# Work to do
Return the material word for word. Do not include pictures.

# Given information
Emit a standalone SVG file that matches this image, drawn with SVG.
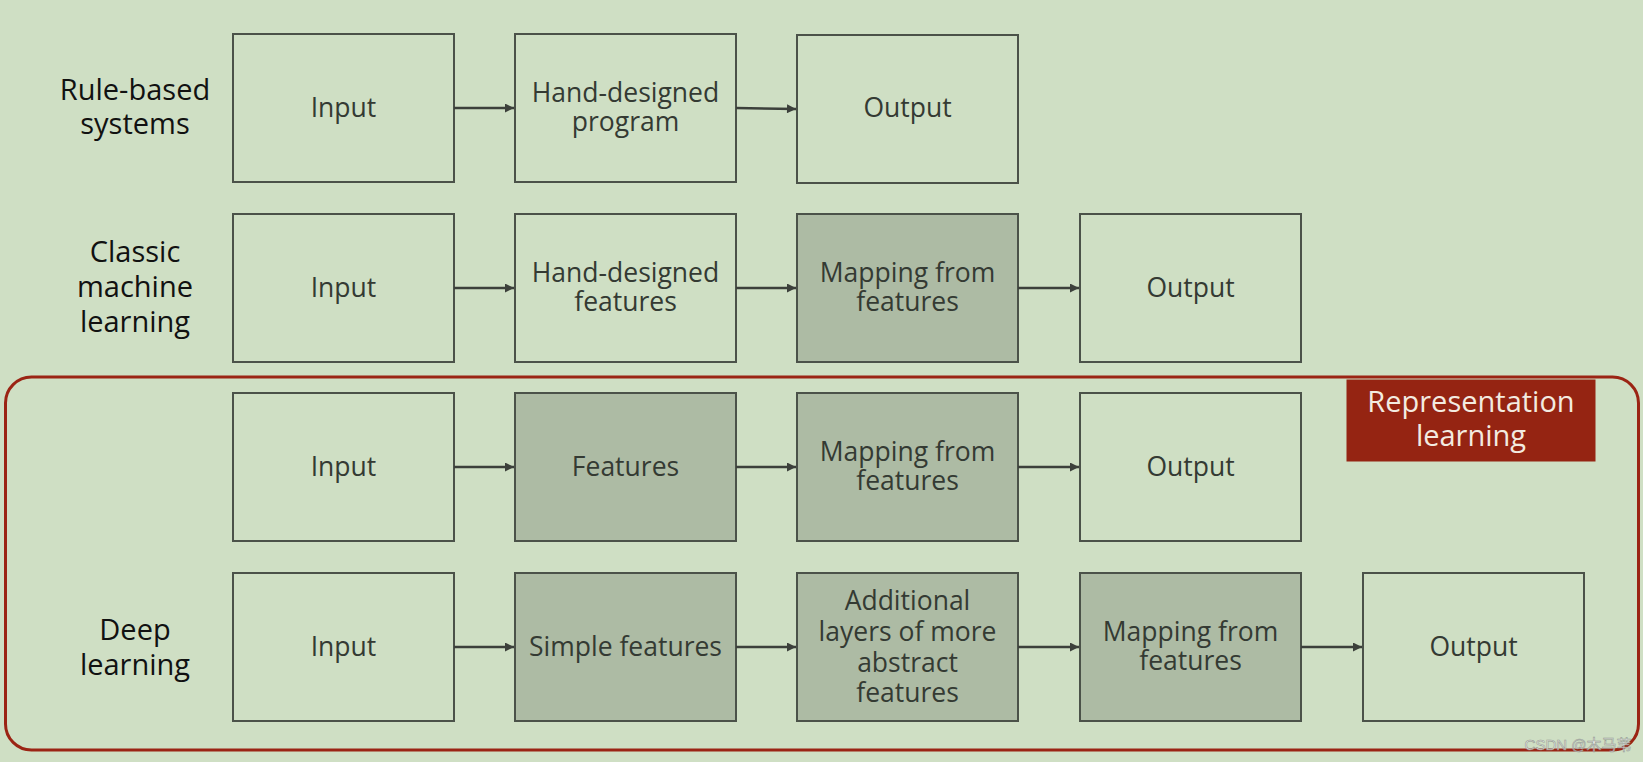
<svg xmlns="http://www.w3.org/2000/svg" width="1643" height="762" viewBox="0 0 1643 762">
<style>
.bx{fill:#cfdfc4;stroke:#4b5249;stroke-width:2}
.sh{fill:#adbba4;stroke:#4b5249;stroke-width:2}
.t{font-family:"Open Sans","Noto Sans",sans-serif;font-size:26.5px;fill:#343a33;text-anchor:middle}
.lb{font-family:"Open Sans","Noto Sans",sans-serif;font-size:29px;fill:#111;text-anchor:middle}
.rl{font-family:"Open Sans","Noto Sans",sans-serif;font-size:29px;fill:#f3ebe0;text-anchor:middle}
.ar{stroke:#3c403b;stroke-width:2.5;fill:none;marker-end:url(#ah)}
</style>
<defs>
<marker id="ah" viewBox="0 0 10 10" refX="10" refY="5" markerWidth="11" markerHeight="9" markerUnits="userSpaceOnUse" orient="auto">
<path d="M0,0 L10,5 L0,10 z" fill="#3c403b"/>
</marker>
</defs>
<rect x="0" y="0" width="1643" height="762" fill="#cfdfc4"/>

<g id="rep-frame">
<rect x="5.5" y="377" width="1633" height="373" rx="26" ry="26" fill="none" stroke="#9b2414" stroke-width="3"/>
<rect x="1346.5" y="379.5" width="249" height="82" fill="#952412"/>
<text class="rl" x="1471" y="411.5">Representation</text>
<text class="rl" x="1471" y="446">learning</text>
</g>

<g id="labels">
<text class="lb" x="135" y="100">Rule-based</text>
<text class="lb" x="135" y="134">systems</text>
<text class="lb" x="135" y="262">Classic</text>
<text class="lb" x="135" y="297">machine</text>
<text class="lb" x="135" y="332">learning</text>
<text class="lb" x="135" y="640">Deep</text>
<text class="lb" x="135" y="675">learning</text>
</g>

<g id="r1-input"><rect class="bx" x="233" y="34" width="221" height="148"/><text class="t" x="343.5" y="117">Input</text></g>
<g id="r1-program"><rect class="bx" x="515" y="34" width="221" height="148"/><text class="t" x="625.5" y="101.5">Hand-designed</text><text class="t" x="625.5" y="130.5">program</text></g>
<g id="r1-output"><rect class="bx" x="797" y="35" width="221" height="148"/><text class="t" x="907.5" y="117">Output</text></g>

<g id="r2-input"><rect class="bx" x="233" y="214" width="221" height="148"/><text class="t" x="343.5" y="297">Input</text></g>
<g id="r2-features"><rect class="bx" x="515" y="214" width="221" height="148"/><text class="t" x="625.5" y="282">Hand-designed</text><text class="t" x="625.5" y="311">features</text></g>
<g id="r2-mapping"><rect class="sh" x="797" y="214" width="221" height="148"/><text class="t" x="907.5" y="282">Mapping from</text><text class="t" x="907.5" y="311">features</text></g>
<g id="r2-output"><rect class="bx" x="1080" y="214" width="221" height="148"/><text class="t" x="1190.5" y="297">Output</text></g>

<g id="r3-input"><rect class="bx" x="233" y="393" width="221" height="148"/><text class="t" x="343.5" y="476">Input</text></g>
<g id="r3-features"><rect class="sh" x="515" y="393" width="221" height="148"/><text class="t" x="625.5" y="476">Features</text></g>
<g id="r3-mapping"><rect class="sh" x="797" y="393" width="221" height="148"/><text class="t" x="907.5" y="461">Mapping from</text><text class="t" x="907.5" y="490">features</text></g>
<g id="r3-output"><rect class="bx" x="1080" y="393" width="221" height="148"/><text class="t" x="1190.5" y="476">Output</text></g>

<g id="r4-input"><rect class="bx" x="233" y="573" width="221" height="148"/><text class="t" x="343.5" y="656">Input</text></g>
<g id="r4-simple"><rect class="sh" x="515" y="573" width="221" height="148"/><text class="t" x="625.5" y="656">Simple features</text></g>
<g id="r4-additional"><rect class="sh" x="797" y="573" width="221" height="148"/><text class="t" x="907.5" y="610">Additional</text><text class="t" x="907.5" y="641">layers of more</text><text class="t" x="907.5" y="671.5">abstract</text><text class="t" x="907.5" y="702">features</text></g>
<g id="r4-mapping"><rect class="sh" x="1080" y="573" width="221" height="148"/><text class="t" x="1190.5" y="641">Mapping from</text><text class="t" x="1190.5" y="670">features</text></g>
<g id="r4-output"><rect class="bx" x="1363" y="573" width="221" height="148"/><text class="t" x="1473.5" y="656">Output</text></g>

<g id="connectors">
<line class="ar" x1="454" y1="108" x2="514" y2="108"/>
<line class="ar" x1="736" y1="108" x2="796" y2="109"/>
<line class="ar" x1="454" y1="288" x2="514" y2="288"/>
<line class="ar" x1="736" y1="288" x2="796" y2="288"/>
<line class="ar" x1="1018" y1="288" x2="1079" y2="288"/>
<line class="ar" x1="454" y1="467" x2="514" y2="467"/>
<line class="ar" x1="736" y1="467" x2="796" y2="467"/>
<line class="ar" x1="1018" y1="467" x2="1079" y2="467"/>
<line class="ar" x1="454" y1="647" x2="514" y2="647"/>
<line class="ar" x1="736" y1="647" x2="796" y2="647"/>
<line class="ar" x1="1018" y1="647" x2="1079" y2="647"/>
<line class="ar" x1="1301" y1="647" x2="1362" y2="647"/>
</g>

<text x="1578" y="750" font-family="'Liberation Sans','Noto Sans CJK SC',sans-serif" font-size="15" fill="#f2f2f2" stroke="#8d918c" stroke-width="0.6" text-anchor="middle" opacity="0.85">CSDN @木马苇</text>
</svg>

# Correct output
Emit a standalone SVG file that matches this image, drawn with SVG.
<svg xmlns="http://www.w3.org/2000/svg" width="1643" height="762" viewBox="0 0 1643 762">
<style>
.bx{fill:#cfdfc4;stroke:#4b5249;stroke-width:2}
.sh{fill:#adbba4;stroke:#4b5249;stroke-width:2}
.t{font-family:"Open Sans","Noto Sans",sans-serif;font-size:26.5px;fill:#343a33;text-anchor:middle}
.lb{font-family:"Open Sans","Noto Sans",sans-serif;font-size:29px;fill:#111;text-anchor:middle}
.rl{font-family:"Open Sans","Noto Sans",sans-serif;font-size:29px;fill:#f3ebe0;text-anchor:middle}
.ar{stroke:#3c403b;stroke-width:2.5;fill:none;marker-end:url(#ah)}
</style>
<defs>
<marker id="ah" viewBox="0 0 10 10" refX="10" refY="5" markerWidth="11" markerHeight="9" markerUnits="userSpaceOnUse" orient="auto">
<path d="M0,0 L10,5 L0,10 z" fill="#3c403b"/>
</marker>
</defs>
<rect x="0" y="0" width="1643" height="762" fill="#cfdfc4"/>

<g id="rep-frame">
<rect x="5.5" y="377" width="1633" height="373" rx="26" ry="26" fill="none" stroke="#9b2414" stroke-width="3"/>
<rect x="1346.5" y="379.5" width="249" height="82" fill="#952412"/>
<text class="rl" x="1471" y="411.5">Representation</text>
<text class="rl" x="1471" y="446">learning</text>
</g>

<g id="labels">
<text class="lb" x="135" y="100">Rule-based</text>
<text class="lb" x="135" y="134">systems</text>
<text class="lb" x="135" y="262">Classic</text>
<text class="lb" x="135" y="297">machine</text>
<text class="lb" x="135" y="332">learning</text>
<text class="lb" x="135" y="640">Deep</text>
<text class="lb" x="135" y="675">learning</text>
</g>

<g id="r1-input"><rect class="bx" x="233" y="34" width="221" height="148"/><text class="t" x="343.5" y="117">Input</text></g>
<g id="r1-program"><rect class="bx" x="515" y="34" width="221" height="148"/><text class="t" x="625.5" y="101.5">Hand-designed</text><text class="t" x="625.5" y="130.5">program</text></g>
<g id="r1-output"><rect class="bx" x="797" y="35" width="221" height="148"/><text class="t" x="907.5" y="117">Output</text></g>

<g id="r2-input"><rect class="bx" x="233" y="214" width="221" height="148"/><text class="t" x="343.5" y="297">Input</text></g>
<g id="r2-features"><rect class="bx" x="515" y="214" width="221" height="148"/><text class="t" x="625.5" y="282">Hand-designed</text><text class="t" x="625.5" y="311">features</text></g>
<g id="r2-mapping"><rect class="sh" x="797" y="214" width="221" height="148"/><text class="t" x="907.5" y="282">Mapping from</text><text class="t" x="907.5" y="311">features</text></g>
<g id="r2-output"><rect class="bx" x="1080" y="214" width="221" height="148"/><text class="t" x="1190.5" y="297">Output</text></g>

<g id="r3-input"><rect class="bx" x="233" y="393" width="221" height="148"/><text class="t" x="343.5" y="476">Input</text></g>
<g id="r3-features"><rect class="sh" x="515" y="393" width="221" height="148"/><text class="t" x="625.5" y="476">Features</text></g>
<g id="r3-mapping"><rect class="sh" x="797" y="393" width="221" height="148"/><text class="t" x="907.5" y="461">Mapping from</text><text class="t" x="907.5" y="490">features</text></g>
<g id="r3-output"><rect class="bx" x="1080" y="393" width="221" height="148"/><text class="t" x="1190.5" y="476">Output</text></g>

<g id="r4-input"><rect class="bx" x="233" y="573" width="221" height="148"/><text class="t" x="343.5" y="656">Input</text></g>
<g id="r4-simple"><rect class="sh" x="515" y="573" width="221" height="148"/><text class="t" x="625.5" y="656">Simple features</text></g>
<g id="r4-additional"><rect class="sh" x="797" y="573" width="221" height="148"/><text class="t" x="907.5" y="610">Additional</text><text class="t" x="907.5" y="641">layers of more</text><text class="t" x="907.5" y="671.5">abstract</text><text class="t" x="907.5" y="702">features</text></g>
<g id="r4-mapping"><rect class="sh" x="1080" y="573" width="221" height="148"/><text class="t" x="1190.5" y="641">Mapping from</text><text class="t" x="1190.5" y="670">features</text></g>
<g id="r4-output"><rect class="bx" x="1363" y="573" width="221" height="148"/><text class="t" x="1473.5" y="656">Output</text></g>

<g id="connectors">
<line class="ar" x1="454" y1="108" x2="514" y2="108"/>
<line class="ar" x1="736" y1="108" x2="796" y2="109"/>
<line class="ar" x1="454" y1="288" x2="514" y2="288"/>
<line class="ar" x1="736" y1="288" x2="796" y2="288"/>
<line class="ar" x1="1018" y1="288" x2="1079" y2="288"/>
<line class="ar" x1="454" y1="467" x2="514" y2="467"/>
<line class="ar" x1="736" y1="467" x2="796" y2="467"/>
<line class="ar" x1="1018" y1="467" x2="1079" y2="467"/>
<line class="ar" x1="454" y1="647" x2="514" y2="647"/>
<line class="ar" x1="736" y1="647" x2="796" y2="647"/>
<line class="ar" x1="1018" y1="647" x2="1079" y2="647"/>
<line class="ar" x1="1301" y1="647" x2="1362" y2="647"/>
</g>

<text x="1578" y="750" font-family="'Liberation Sans','Noto Sans CJK SC',sans-serif" font-size="15" fill="#f2f2f2" stroke="#8d918c" stroke-width="0.6" text-anchor="middle" opacity="0.85">CSDN @木马苇</text>
</svg>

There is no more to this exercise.